### What is needed:
Extract the lines of the material below, beginning with the first and ending with the line that holds "YAxis, ReferenceLine, ReferenceArea". Skip every picture.

start

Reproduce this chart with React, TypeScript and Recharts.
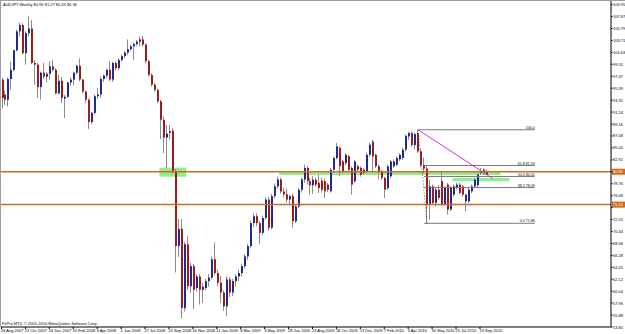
import React from "react";
import { ComposedChart, Bar, XAxis, YAxis, ReferenceLine, ReferenceArea } from "recharts";

// AUDJPY weekly, one entry per week starting 26 Aug 2007
const opens = [
  96.9, 94.3, 93.4, 97.0, 98.6, 102.0, 105.3, 106.4, 101.5, 105.0, 105.8, 99.8, 99.5, 95.6, 98.1, 97.4, 97.9, 99.2, 98.6, 94.5,
  96.7, 93.6, 93.9, 96.4, 96.9, 98.1, 99.3, 96.9, 94.8, 93.4, 89.5, 91.1, 94.0, 94.3, 97.0, 97.6, 98.6, 96.9, 99.8, 98.9,
  100.3, 101.0, 101.6, 102.2, 102.7, 103.1, 103.5, 103.9, 103.0, 100.1, 97.7, 96.0, 95.1, 93.1, 89.9, 86.8, 87.9, 88.0, 81.0, 67.9,
  70.9, 57.1, 68.2, 60.9, 64.4, 60.6, 62.6, 60.3, 60.6, 61.8, 62.4, 65.6, 63.2, 61.5, 59.8, 57.4, 62.1, 59.8, 61.8, 62.6,
  63.2, 64.4, 66.1, 67.9, 71.9, 73.1, 71.9, 70.2, 72.8, 76.0, 71.1, 76.6, 78.3, 79.5, 77.4, 76.9, 76.0, 76.6, 72.2, 74.8,
  77.7, 79.5, 81.5, 79.2, 78.5, 79.47, 78.9, 79.3, 79.2, 78.6, 77.44, 81.2, 83.24, 85.0, 82.65, 82.37, 83.53, 81.5, 79.18, 81.8,
  81.5, 81.2, 80.9, 83.8, 86.13, 83.8, 81.8, 80.9, 79.76, 78.0, 80.05, 81.8, 82.08, 83.0, 83.24, 84.7, 87.0, 87.58, 85.5, 87.6,
  84.4, 82.0, 81.4, 75.12, 78.3, 75.41, 77.73, 79.2, 75.12, 78.6, 74.25, 76.86, 78.02, 78.6, 78.3, 75.7, 75.7, 77.44, 78.3, 78.5,
  80.62, 81.2, 80.96,
];
const highs = [
  97.2, 95.0, 97.3, 100.0, 102.1, 105.6, 106.8, 106.7, 105.3, 108.0, 107.3, 100.3, 99.8, 98.3, 99.8, 98.2, 100.1, 100.3, 98.9, 97.7,
  97.4, 94.2, 96.5, 97.3, 98.3, 99.5, 100.6, 97.0, 95.0, 93.6, 91.3, 94.3, 95.4, 97.4, 97.8, 98.8, 100.1, 100.0, 100.1, 100.6,
  101.3, 101.9, 103.9, 103.0, 103.4, 103.8, 104.4, 104.5, 103.2, 100.3, 98.0, 96.3, 95.3, 93.4, 90.5, 89.0, 89.0, 88.4, 81.3, 72.6,
  72.6, 68.6, 69.6, 65.0, 64.8, 63.0, 63.0, 61.5, 62.2, 63.0, 66.1, 68.5, 63.8, 62.65, 60.2, 62.65, 62.5, 62.2, 63.0, 63.8,
  64.8, 66.5, 68.3, 72.3, 73.6, 73.6, 72.3, 73.2, 76.4, 76.5, 77.0, 78.8, 80.0, 79.8, 78.0, 77.9, 76.8, 77.0, 75.2, 78.0,
  79.8, 82.1, 81.8, 79.76, 80.05, 79.8, 80.34, 79.8, 79.7, 78.9, 81.5, 83.5, 85.84, 85.3, 82.9, 84.1, 83.8, 81.8, 82.9, 82.1,
  81.8, 81.5, 84.1, 85.84, 86.4, 84.0, 82.1, 81.2, 80.0, 82.1, 82.9, 83.0, 83.5, 84.1, 85.0, 87.3, 87.8, 87.9, 87.7, 88.16,
  84.9, 83.3, 81.8, 79.47, 78.6, 78.0, 78.5, 80.9, 78.3, 78.9, 78.3, 78.6, 78.9, 78.9, 78.5, 77.0, 78.0, 78.6, 79.8, 80.6,
  81.5, 81.5, 81.27,
];
const lows = [
  91.9, 92.5, 92.2, 95.1, 98.3, 101.8, 104.4, 101.3, 99.5, 104.4, 99.6, 96.0, 93.7, 93.4, 97.0, 96.4, 96.9, 98.3, 94.3, 94.3,
  92.8, 90.2, 93.7, 95.8, 95.9, 97.8, 96.6, 94.5, 92.8, 88.3, 89.2, 90.8, 93.5, 93.7, 96.5, 97.2, 96.6, 96.5, 98.5, 98.6,
  100.0, 100.6, 101.2, 101.9, 100.3, 102.8, 102.7, 102.7, 99.8, 97.4, 95.7, 94.8, 92.8, 86.5, 84.1, 81.5, 86.5, 80.5, 63.3, 66.0,
  55.3, 56.5, 60.2, 59.8, 56.9, 60.0, 57.7, 58.0, 60.2, 60.8, 62.1, 62.8, 60.9, 58.0, 56.6, 55.7, 59.0, 59.2, 60.9, 61.8,
  62.6, 64.0, 65.5, 67.5, 71.2, 71.3, 68.2, 69.8, 72.5, 70.6, 70.8, 76.2, 77.9, 77.0, 76.4, 75.5, 75.0, 71.1, 71.9, 74.5,
  77.2, 78.9, 78.6, 76.86, 77.0, 78.2, 77.15, 77.2, 76.28, 77.3, 77.2, 80.9, 83.0, 80.05, 80.6, 82.0, 80.9, 76.86, 78.9, 80.9,
  80.0, 80.3, 80.6, 83.5, 80.9, 81.5, 79.5, 79.4, 76.28, 77.7, 79.8, 81.5, 81.8, 82.7, 82.9, 84.4, 86.4, 85.2, 84.7, 84.1,
  81.6, 80.4, 71.86, 72.5, 75.2, 74.8, 76.0, 74.9, 74.9, 73.38, 74.0, 76.5, 77.7, 76.9, 76.5, 73.96, 75.4, 77.1, 78.0, 78.0,
  80.3, 80.4, 80.33,
];
const closes = [
  93.7, 93.4, 97.0, 98.6, 102.0, 105.3, 106.4, 101.5, 105.0, 105.8, 99.8, 99.5, 95.6, 98.1, 97.4, 97.9, 99.2, 98.6, 94.5, 96.7,
  93.7, 93.9, 96.4, 96.9, 98.1, 99.3, 96.9, 94.8, 93.4, 89.5, 91.1, 94.0, 94.3, 97.0, 97.6, 98.6, 96.9, 99.8, 98.9, 100.3,
  101.0, 101.6, 102.2, 102.7, 103.1, 103.5, 103.9, 103.0, 100.1, 97.7, 96.0, 95.1, 93.1, 89.9, 86.8, 87.5, 87.6, 81.0, 67.9, 70.9,
  57.1, 68.2, 60.9, 64.4, 60.3, 62.6, 60.3, 60.8, 61.8, 62.4, 65.6, 63.2, 61.5, 59.8, 57.4, 62.1, 59.8, 61.8, 62.6, 63.2,
  64.4, 66.1, 67.9, 71.9, 73.1, 71.9, 70.2, 72.8, 76.0, 71.1, 76.6, 78.3, 79.5, 77.4, 76.9, 76.0, 76.6, 72.2, 74.8, 77.7,
  79.5, 81.5, 79.2, 78.5, 79.47, 78.6, 78.0, 77.7, 77.44, 77.7, 81.2, 83.24, 85.26, 81.8, 80.9, 83.8, 81.2, 78.6, 82.65, 81.2,
  80.34, 80.63, 83.8, 85.55, 83.53, 81.8, 80.9, 79.76, 77.73, 81.8, 82.65, 82.65, 83.24, 83.8, 84.68, 87.1, 87.58, 85.5, 87.4, 84.4,
  82.0, 81.4, 75.12, 78.3, 75.41, 77.73, 76.28, 75.12, 78.02, 74.25, 78.02, 78.3, 78.6, 77.15, 76.86, 76.86, 77.73, 78.3, 79.47, 80.33,
  80.91, 80.62, 80.36,
];

const dateLabels = [
  "26 Aug 2007", "21 Oct 2007", "16 Dec 2007", "10 Feb 2008", "6 Apr 2008", "1 Jun 2008", "27 Jul 2008",
  "21 Sep 2008", "16 Nov 2008", "11 Jan 2009", "8 Mar 2009", "3 May 2009", "28 Jun 2009", "23 Aug 2009",
  "18 Oct 2009", "13 Dec 2009", "7 Feb 2010", "4 Apr 2010", "30 May 2010", "25 Jul 2010", "19 Sep 2010",
];

const priceLabels = [
  "109.95", "107.87", "105.79", "103.71", "101.63", "99.55", "97.47", "95.39", "93.31", "91.24",
  "89.16", "87.08", "85.00", "82.92", "80.84", "78.76", "76.68", "74.60", "72.52", "70.44",
  "68.36", "66.28", "64.20", "62.12", "60.04", "57.96", "55.88", "53.80",
];

// objects drawn on the chart (price levels / bar indices)
const hLines = [80.85, 75.12];
const fibLevels = [
  { label: "100.0", price: 88.16 },
  { label: "61.8  81.93", price: 81.93 },
  { label: "50.0  80.01", price: 80.01 },
  { label: "38.2  78.09", price: 78.09 },
  { label: "0.0  71.86", price: 71.86 },
];

const SLOTS = 204; // visible bar slots incl. empty right shift
const data = Array.from({ length: SLOTS }, (_, i) =>
  i < closes.length
    ? { i, o: opens[i], h: highs[i], l: lows[i], c: closes[i], range: [lows[i], highs[i]] }
    : { i, range: null }
);

const FONT = "'Liberation Sans', Arial, sans-serif";
const UP = "#1f2b8f";
const DOWN = "#9b1c1c";
const WICK = "#8c8c8c";
const ORANGE = "#d2691e";
const GREEN = "#90ee90";

function Candle(props: any) {
  const { x, y, width, height, payload } = props;
  if (!payload || payload.o == null) return null;
  const { o, h, l, c } = payload;
  const top = Math.min(y, y + height);
  const span = Math.abs(height);
  const py = (v: number) => top + ((h - v) / (h - l || 1)) * span;
  const cx = Math.round(x + width / 2);
  const bTop = py(Math.max(o, c));
  const bBot = py(Math.min(o, c));
  return (
    <g>
      <line x1={cx - 0.5} x2={cx - 0.5} y1={top} y2={top + span} stroke={WICK} strokeWidth={1} />
      <rect x={cx - 1} y={bTop} width={2} height={Math.max(1, bBot - bTop)} fill={c >= o ? UP : DOWN} />
    </g>
  );
}

function PriceTick(props: any) {
  const { x, y, payload } = props;
  const s = priceLabels.find((p) => Math.abs(Number(p) - payload.value) < 1e-6) ?? "";
  // the price tags of the horizontal lines cover the tick labels next to them
  const hidden = hLines.some((p) => Math.abs(p - payload.value) < 0.6);
  return (
    <g>
      <line x1={x} x2={x + 1.5} y1={y} y2={y} stroke="#000" />
      {!hidden && (
        <text x={x + 2} y={y + 1.5} fontSize={4} fontFamily={FONT} fill="#000">{s}</text>
      )}
    </g>
  );
}

function DateTick(props: any) {
  const { x, y, payload } = props;
  const s = dateLabels[payload.value / 8];
  if (!s) return null;
  return (
    <g>
      <line x1={x - 1} x2={x - 1} y1={y} y2={y + 2} stroke="#000" />
      <text x={x - 1.5} y={y + 5} fontSize={4} fontFamily={FONT} fill="#000">{s}</text>
    </g>
  );
}

function FibLabel(props: any) {
  const { viewBox, text } = props;
  if (!viewBox) return null;
  return (
    <text x={viewBox.x + viewBox.width} y={viewBox.y - 1} textAnchor="end" fontSize={3.6} fontFamily={FONT} fill="#000">
      {text}
    </text>
  );
}

function PriceTag(props: any) {
  const { viewBox, text } = props;
  if (!viewBox) return null;
  const x = viewBox.x + viewBox.width;
  return (
    <g>
      <rect x={x + 1} y={viewBox.y - 3} width={13} height={6} fill={ORANGE} />
      <text x={x + 2} y={viewBox.y + 1.5} fontSize={4} fontFamily={FONT} fill="#fff">{text}</text>
    </g>
  );
}

export default function App() {
  return (
    <div style={{ position: "fixed", left: 0, top: 0, width: 625, height: 334, background: "#fff", overflow: "hidden" }}>
      <ComposedChart width={625} height={334} data={data} margin={{ top: 1, right: 0, bottom: 0, left: 1 }} barCategoryGap={0}>
        <XAxis
          dataKey="i"
          interval={7}
          height={7}
          tickSize={0}
          tickMargin={0}
          stroke="#000"
          tick={<DateTick />}
        />
        <YAxis
          orientation="right"
          width={14}
          domain={[53.8, 110.59]}
          allowDataOverflow
          ticks={priceLabels.map(Number)}
          interval={0}
          tickSize={0}
          tickMargin={0}
          stroke="#000"
          tick={<PriceTick />}
        />
        <ReferenceArea x1={53} x2={61} y1={79.98} y2={81.55} fill={GREEN} fillOpacity={1} stroke="none" />
        <ReferenceArea x1={93} x2={166} y1={80.3} y2={80.75} fill={GREEN} fillOpacity={1} stroke="none" />
        <ReferenceArea x1={151} x2={169} y1={79.17} y2={79.76} fill={GREEN} fillOpacity={1} stroke="none" />
        {hLines.map((p) => (
          <ReferenceLine key={p} y={p} stroke={ORANGE} strokeWidth={1.5} label={<PriceTag text={p.toFixed(2)} />} />
        ))}
        {fibLevels.map((f, k) => (
          <ReferenceLine
            key={f.label}
            segment={[{ x: k === 0 ? 139 : 141, y: f.price }, { x: 178, y: f.price }]}
            stroke="#7a7a7a"
            strokeWidth={1}
            label={<FibLabel text={f.label} />}
          />
        ))}
        <ReferenceLine segment={[{ x: 139, y: 88.16 }, { x: 142, y: 71.86 }]} stroke="#555" strokeDasharray="1 2" />
        <Bar dataKey="range" shape={<Candle />} isAnimationActive={false} />
        <ReferenceLine segment={[{ x: 139, y: 88.16 }, { x: 164, y: 79.64 }]} stroke="#cc33cc" strokeWidth={1} />
      </ComposedChart>
      <div style={{ position: "absolute", left: 0, top: 0, width: 625, height: 1, background: "#a0a0a0" }} />
      <div style={{ position: "absolute", left: 0, top: 0, width: 1, height: 327, background: "#a0a0a0" }} />
      <div style={{ position: "absolute", left: 3, top: 2, fontSize: 4, fontFamily: FONT, whiteSpace: "nowrap", lineHeight: "5px" }}>
        AUDJPY,Weekly  80.96 81.27 80.33 80.36
      </div>
      <div style={{ position: "absolute", left: 2, top: 321, fontSize: 4, fontFamily: FONT, whiteSpace: "nowrap", lineHeight: "5px" }}>
        FxPro MT4, © 2001-2010 MetaQuotes Software Corp.
      </div>
    </div>
  );
}
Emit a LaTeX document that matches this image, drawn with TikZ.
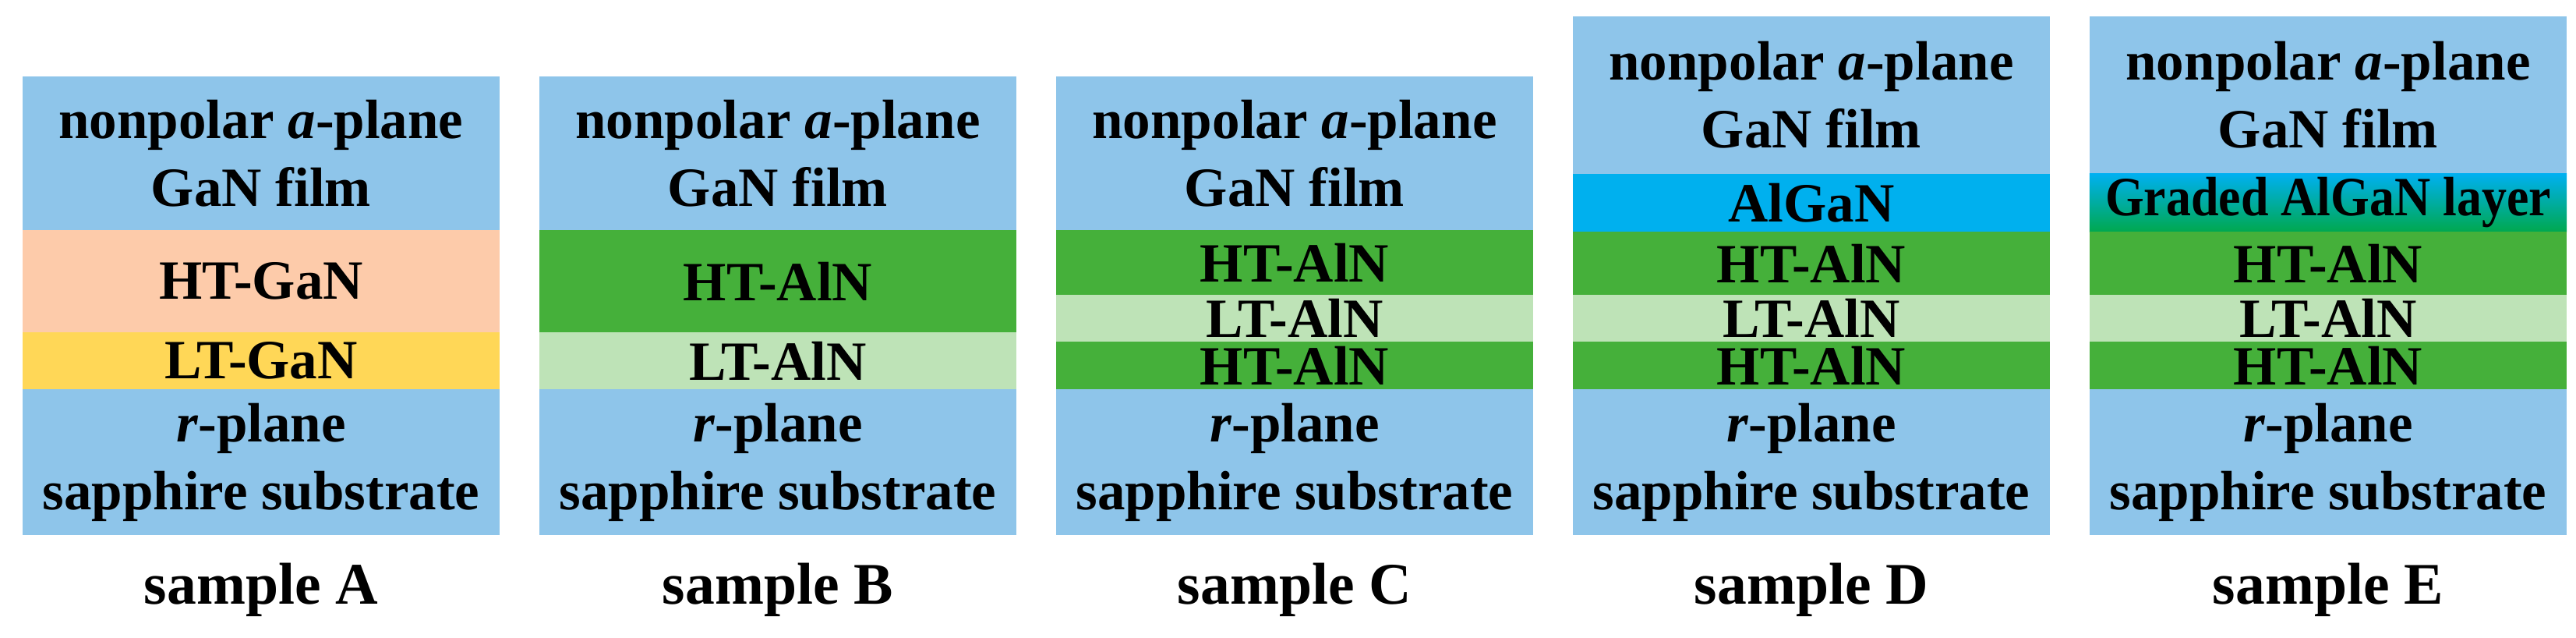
\documentclass[tikz,border=0pt]{standalone}
\usepackage{fontspec}
\setmainfont{Liberation Serif}[BoldFont={Liberation Serif Bold},BoldItalicFont={Liberation Serif Bold Italic}]
\definecolor{sub}{HTML}{8EC5EA}
\definecolor{peach}{HTML}{FDCBAA}
\definecolor{ylw}{HTML}{FFD757}
\definecolor{grn}{HTML}{45B03A}
\definecolor{lgrn}{HTML}{BEE3B7}
\definecolor{cyn}{HTML}{00B0EE}
\definecolor{gtop}{HTML}{00B0F0}
\definecolor{gbot}{HTML}{00A84F}
\begin{document}
\begin{tikzpicture}[x=0.01cm,y=-0.01cm,
  layer/.style={draw=none,inner sep=0pt,minimum width=6.12cm,align=center,
    font=\fontsize{20.2}{24.7}\selectfont\bfseries,text=black},
  lbl/.style={inner sep=0pt,font=\fontsize{21.5}{24}\selectfont\bfseries}]
\useasboundingbox (0,0) rectangle (3305,818);
% sample A (cx=335)
\node[layer,fill=sub,minimum height=1.97cm] (a1) at (335,196.5) {nonpolar \textit{a}-plane\\GaN film};
\node[layer,fill=peach,minimum height=1.31cm] (a2) at (335,360.5) {HT-GaN};
\node[layer,fill=ylw,minimum height=0.73cm] (a3) at (335,462.5) {LT-GaN};
\node[layer,fill=sub,minimum height=1.87cm] (a4) at (335,592.5) {\textit{r}-plane\\sapphire substrate};
\node[lbl] (la) at (335,756) {sample A};
% sample B (cx=998)
\node[layer,fill=sub,minimum height=1.97cm] (b1) at (998,196.5) {nonpolar \textit{a}-plane\\GaN film};
\node[layer,fill=grn,minimum height=1.31cm] (b2) at (998,360.5) {HT-AlN};
\node[layer,fill=lgrn,minimum height=0.73cm] (b3) at (998,462.5) {LT-AlN};
\node[layer,fill=sub,minimum height=1.87cm] (b4) at (998,592.5) {\textit{r}-plane\\sapphire substrate};
\node[lbl] (lb) at (998,756) {sample B};
% sample C (cx=1661)
\node[layer,fill=sub,minimum height=1.97cm] (c1) at (1661,196.5) {nonpolar \textit{a}-plane\\GaN film};
\node[layer,fill=grn,minimum height=0.83cm] (c2) at (1661,336.5) {HT-AlN};
\node[layer,fill=lgrn,minimum height=0.60cm] (c3) at (1661,408) {LT-AlN};
\node[layer,fill=grn,minimum height=0.61cm] (c4) at (1661,468.5) {HT-AlN};
\node[layer,fill=sub,minimum height=1.87cm] (c5) at (1661,592.5) {\textit{r}-plane\\sapphire substrate};
\node[lbl] (lc) at (1661,756) {sample C};
% sample D (cx=2324)
\node[layer,fill=sub,minimum height=2.02cm] (d1) at (2324,122) {nonpolar \textit{a}-plane\\GaN film};
\node[layer,fill=cyn,minimum height=0.74cm] (d2) at (2324,260) {AlGaN};
\node[layer,fill=grn,minimum height=0.81cm] (d3) at (2324,337.5) {HT-AlN};
\node[layer,fill=lgrn,minimum height=0.60cm] (d4) at (2324,408) {LT-AlN};
\node[layer,fill=grn,minimum height=0.61cm] (d5) at (2324,468.5) {HT-AlN};
\node[layer,fill=sub,minimum height=1.87cm] (d6) at (2324,592.5) {\textit{r}-plane\\sapphire substrate};
\node[lbl] (ld) at (2324,756) {sample D};
% sample E (cx=2987)
\node[layer,fill=sub,minimum height=2.02cm] (e1) at (2987,122) {nonpolar \textit{a}-plane\\GaN film};
\node[layer,top color=gtop,bottom color=gbot,minimum height=0.74cm] (e2) at (2987,260) {\scalebox{0.9}[1]{Graded AlGaN layer}};
\node[layer,fill=grn,minimum height=0.81cm] (e3) at (2987,337.5) {HT-AlN};
\node[layer,fill=lgrn,minimum height=0.60cm] (e4) at (2987,408) {LT-AlN};
\node[layer,fill=grn,minimum height=0.61cm] (e5) at (2987,468.5) {HT-AlN};
\node[layer,fill=sub,minimum height=1.87cm] (e6) at (2987,592.5) {\textit{r}-plane\\sapphire substrate};
\node[lbl] (le) at (2987,756) {sample E};
\end{tikzpicture}
\end{document}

end

### Solution to this task:
Reproduce this chart with React, TypeScript and Recharts.
import React from "react";
import { ComposedChart, Bar, XAxis, YAxis, ReferenceLine, ReferenceArea } from "recharts";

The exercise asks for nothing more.